Equitable Interests and Standing
The court further emphasized that Black needed to provide evidence establishing its entitlement to the policy proceeds through an equitable interest but failed to do so. Specifically, Black did not demonstrate that the Farmers policy was issued after Stephens had agreed to name Black's assignor, Jim Edwards, as a loss payee. This failure meant that Black was considered a stranger to the Farmers policy, lacking the necessary standing to make a claim against the insurance proceeds. The court highlighted that without proof of the date of the policy's issuance and any agreement to name Black as a beneficiary, Black could not assert any rights to the proceeds. In essence, the lack of evidence regarding the timing of the policy and the contractual obligations meant that Black's claims were insufficient to warrant a share in the insurance proceeds. As a result, the court reaffirmed that only the named beneficiary, Johnson, was entitled to the proceeds.

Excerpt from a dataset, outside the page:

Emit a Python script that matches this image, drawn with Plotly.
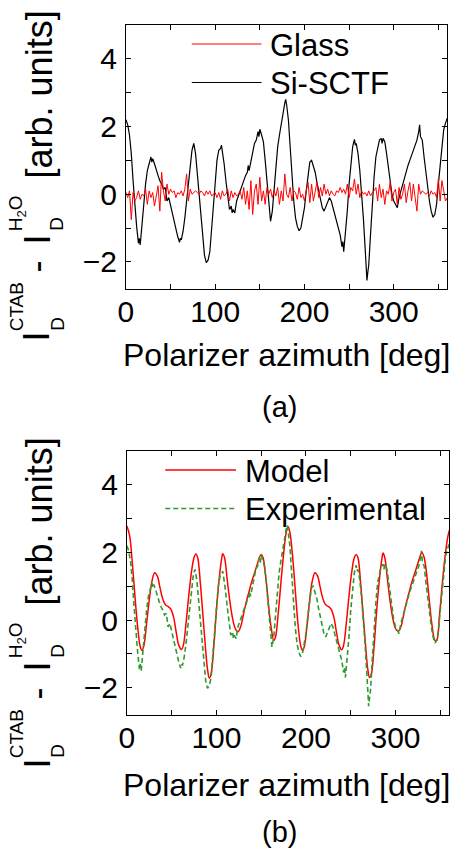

Order of Priority of Liens
Another critical aspect of the court's reasoning involved the order of priority of liens, which Black sought to invoke in its argument for a share of the proceeds. The court clarified that the order of priority does not apply in situations where the insurance policy explicitly names one mortgagee as the beneficiary. In this case, Johnson's lien was established before Black's, but because Black was not included in the insurance policy, the priority of liens became irrelevant for the purpose of claiming the policy proceeds. The court noted that Black's argument relied on the standard order of lien priority, which is applicable in other contexts but does not extend to disputes over insurance proceeds specifically named in a policy. Thus, the court determined that the established priority of liens could not override the explicit terms of the insurance policy. Consequently, the trial court's decision to award all proceeds to Johnson was upheld, reinforcing the principle that the terms of the insurance policy governed the distribution of proceeds.
Conclusion of the Court
In conclusion, the Court of Appeals of Texas affirmed the trial court's judgment in favor of Johnson, awarding him all of the insurance policy proceeds. The court's reasoning was firmly rooted in the contractual language of the insurance policy, which only recognized Johnson as the loss payee. Black's failure to provide evidence establishing its entitlement to a share of the proceeds, along with the inapplicability of lien priority in this context, solidified the court's decision. The ruling underscored the importance of adhering to the explicit terms of insurance contracts and reinforced the notion that only those named in such contracts have the standing to claim proceeds. Ultimately, the court's decision served to clarify the limitations placed on parties who are not included as beneficiaries in insurance agreements, thereby affirming the trial court's ruling without addressing Black's other points of error.